Keep only the lines where "this" appears.
━━ THE INPUT
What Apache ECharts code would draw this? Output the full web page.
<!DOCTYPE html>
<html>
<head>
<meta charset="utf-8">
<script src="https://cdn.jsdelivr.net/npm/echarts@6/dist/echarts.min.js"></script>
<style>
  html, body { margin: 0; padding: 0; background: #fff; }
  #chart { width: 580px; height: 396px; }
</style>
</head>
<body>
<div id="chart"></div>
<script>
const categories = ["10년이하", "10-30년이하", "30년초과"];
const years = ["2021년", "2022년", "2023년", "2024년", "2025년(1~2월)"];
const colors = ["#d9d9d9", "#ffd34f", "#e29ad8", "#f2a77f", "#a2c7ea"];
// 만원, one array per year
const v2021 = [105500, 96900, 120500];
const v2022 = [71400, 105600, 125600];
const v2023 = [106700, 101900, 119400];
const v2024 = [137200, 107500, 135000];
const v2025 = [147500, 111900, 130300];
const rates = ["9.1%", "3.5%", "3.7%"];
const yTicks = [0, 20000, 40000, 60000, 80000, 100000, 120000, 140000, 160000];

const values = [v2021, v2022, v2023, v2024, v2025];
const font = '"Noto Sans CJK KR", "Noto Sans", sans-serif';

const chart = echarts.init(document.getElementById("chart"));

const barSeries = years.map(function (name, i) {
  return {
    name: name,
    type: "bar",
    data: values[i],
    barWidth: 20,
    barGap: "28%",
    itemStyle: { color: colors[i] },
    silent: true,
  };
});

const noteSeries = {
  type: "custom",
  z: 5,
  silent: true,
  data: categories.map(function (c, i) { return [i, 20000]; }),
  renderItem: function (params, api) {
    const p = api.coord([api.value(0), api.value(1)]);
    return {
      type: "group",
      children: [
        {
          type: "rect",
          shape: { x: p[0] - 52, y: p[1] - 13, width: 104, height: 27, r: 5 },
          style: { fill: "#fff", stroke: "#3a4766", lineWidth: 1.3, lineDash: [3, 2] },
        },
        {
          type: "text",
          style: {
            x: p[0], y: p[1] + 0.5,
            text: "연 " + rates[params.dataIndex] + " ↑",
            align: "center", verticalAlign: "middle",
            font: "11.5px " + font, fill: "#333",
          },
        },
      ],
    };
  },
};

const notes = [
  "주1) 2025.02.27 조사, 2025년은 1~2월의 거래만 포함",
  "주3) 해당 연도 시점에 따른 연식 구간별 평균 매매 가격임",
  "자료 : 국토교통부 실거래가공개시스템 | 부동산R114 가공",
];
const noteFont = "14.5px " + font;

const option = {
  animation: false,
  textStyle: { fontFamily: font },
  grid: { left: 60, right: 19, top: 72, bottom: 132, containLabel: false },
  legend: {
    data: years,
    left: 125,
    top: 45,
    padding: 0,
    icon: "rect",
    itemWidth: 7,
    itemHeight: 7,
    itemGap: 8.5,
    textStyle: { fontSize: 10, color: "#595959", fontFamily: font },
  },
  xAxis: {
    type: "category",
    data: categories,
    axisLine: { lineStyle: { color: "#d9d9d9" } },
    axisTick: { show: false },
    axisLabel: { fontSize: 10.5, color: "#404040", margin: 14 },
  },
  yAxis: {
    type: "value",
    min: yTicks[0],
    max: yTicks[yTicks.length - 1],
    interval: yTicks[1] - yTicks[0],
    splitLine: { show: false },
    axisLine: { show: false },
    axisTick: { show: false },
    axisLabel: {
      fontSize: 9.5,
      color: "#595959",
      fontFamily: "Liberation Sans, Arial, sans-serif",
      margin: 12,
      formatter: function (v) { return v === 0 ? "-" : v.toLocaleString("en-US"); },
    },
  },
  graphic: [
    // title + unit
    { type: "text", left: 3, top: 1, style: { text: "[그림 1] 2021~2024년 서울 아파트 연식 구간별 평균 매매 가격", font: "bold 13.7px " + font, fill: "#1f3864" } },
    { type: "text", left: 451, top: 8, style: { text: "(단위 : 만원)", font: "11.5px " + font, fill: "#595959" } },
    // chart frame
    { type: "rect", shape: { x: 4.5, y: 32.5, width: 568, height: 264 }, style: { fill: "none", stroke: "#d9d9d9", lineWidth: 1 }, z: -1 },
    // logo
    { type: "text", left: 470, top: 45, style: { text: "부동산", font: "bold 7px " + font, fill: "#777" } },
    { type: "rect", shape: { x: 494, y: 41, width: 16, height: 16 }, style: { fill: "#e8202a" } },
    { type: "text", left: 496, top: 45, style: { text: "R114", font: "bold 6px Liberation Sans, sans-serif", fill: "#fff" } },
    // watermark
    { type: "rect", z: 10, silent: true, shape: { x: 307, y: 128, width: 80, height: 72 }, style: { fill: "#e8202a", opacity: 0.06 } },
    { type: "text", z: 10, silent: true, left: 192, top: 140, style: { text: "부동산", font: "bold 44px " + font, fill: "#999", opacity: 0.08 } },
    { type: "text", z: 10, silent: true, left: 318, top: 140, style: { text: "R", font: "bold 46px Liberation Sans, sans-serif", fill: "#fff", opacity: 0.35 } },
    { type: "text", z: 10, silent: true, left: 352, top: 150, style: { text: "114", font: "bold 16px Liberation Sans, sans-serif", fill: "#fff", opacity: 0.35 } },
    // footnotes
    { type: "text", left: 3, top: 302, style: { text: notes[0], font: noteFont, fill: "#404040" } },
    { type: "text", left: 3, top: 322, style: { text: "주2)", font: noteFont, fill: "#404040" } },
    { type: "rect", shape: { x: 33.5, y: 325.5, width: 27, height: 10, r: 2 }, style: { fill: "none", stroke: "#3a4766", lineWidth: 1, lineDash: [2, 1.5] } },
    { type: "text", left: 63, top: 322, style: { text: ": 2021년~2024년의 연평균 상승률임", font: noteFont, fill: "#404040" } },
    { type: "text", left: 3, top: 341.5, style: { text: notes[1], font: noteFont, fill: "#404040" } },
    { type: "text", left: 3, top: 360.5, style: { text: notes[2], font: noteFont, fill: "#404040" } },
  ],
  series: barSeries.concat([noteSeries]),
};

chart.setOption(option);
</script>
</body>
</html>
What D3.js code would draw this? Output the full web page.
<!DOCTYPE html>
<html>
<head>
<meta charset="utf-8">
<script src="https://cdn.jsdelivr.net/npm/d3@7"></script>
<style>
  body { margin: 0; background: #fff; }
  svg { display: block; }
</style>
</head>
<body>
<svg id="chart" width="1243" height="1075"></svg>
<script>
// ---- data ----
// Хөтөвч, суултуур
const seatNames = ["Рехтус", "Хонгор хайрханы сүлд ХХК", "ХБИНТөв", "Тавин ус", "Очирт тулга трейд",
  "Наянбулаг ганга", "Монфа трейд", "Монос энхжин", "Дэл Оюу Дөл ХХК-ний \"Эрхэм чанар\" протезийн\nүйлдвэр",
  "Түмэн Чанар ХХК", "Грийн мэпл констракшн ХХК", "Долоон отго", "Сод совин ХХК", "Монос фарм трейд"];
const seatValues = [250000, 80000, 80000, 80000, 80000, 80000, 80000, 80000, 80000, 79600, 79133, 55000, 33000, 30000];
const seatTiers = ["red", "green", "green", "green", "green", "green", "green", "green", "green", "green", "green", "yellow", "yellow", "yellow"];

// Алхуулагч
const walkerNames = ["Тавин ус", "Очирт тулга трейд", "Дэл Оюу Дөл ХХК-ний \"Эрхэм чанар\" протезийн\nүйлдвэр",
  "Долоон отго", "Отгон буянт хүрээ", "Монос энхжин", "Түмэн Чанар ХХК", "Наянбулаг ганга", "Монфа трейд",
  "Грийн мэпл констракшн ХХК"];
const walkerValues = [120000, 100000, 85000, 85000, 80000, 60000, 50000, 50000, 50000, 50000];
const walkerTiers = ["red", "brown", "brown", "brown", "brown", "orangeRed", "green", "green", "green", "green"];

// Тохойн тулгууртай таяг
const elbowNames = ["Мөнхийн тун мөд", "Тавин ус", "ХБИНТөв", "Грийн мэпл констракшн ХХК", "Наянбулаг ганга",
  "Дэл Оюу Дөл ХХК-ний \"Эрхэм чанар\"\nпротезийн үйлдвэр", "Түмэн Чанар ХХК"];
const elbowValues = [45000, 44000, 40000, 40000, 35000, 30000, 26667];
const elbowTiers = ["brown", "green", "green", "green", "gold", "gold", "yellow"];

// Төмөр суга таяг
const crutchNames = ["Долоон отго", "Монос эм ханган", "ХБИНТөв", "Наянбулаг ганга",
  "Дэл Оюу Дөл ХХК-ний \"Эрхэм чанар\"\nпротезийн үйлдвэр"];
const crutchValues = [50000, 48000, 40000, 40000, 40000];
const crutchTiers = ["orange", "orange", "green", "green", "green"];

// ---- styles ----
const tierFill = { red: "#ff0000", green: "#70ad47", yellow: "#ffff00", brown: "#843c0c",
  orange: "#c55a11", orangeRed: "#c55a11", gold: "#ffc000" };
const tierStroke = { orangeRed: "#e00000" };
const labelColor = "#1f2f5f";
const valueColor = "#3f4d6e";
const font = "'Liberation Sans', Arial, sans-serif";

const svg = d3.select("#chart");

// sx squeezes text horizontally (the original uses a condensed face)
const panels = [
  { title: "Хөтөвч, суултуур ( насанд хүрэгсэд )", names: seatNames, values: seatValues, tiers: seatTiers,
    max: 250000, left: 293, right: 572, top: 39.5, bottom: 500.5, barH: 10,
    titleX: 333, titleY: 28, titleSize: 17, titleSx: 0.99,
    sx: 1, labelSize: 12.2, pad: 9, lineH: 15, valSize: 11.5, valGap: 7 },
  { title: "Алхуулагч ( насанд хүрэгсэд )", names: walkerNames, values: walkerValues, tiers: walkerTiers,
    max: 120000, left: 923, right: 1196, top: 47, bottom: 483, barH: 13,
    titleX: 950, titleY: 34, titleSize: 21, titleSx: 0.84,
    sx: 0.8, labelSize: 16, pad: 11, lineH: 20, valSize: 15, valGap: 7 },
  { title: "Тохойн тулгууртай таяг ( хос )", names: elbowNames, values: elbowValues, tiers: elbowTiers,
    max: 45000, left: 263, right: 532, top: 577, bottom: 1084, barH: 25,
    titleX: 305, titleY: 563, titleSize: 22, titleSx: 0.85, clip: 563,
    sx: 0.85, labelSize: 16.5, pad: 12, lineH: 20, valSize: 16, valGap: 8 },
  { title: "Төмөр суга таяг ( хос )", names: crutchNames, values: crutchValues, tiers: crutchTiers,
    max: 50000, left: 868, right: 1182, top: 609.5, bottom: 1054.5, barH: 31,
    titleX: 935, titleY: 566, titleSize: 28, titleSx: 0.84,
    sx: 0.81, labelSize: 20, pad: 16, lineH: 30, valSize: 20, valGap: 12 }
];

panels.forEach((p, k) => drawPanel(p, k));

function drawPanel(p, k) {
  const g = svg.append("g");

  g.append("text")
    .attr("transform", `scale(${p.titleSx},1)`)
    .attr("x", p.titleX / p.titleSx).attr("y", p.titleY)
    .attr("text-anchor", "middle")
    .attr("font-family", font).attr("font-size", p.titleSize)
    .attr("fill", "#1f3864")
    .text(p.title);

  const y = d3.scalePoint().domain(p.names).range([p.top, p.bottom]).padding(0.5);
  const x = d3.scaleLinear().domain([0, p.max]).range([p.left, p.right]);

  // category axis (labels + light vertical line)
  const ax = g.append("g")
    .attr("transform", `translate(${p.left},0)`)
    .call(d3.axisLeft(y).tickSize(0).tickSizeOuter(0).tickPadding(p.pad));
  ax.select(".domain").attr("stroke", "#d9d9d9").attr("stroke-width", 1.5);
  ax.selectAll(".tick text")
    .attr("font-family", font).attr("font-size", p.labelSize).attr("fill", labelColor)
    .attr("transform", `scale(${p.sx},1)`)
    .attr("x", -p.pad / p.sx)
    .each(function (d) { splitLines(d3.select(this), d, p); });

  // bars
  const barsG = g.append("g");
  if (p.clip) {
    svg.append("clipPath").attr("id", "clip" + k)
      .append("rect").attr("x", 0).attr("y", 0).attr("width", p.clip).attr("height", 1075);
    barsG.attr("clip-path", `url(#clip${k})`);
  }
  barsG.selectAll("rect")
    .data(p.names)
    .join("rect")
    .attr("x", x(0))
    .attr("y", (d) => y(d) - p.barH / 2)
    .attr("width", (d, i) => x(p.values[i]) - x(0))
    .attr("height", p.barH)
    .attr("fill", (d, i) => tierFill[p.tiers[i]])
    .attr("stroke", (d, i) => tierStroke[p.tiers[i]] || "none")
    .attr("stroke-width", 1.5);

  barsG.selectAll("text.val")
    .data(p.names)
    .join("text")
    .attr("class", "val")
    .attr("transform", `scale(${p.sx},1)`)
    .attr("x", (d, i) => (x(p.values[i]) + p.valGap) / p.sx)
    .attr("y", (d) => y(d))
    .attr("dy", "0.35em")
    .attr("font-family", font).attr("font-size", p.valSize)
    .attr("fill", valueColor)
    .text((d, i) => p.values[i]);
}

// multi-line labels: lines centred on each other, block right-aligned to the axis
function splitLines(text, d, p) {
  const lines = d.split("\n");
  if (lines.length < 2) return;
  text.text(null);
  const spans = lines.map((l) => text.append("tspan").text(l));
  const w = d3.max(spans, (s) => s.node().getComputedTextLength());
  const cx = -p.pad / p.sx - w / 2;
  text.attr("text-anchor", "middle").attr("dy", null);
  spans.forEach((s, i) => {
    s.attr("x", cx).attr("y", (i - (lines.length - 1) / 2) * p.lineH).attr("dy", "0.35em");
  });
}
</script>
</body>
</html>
━━━━
▶ FINISHED EXERCISE
What Apache ECharts code would draw this? Output the full web page.
What D3.js code would draw this? Output the full web page.
    .each(function (d) { splitLines(d3.select(this), d, p); });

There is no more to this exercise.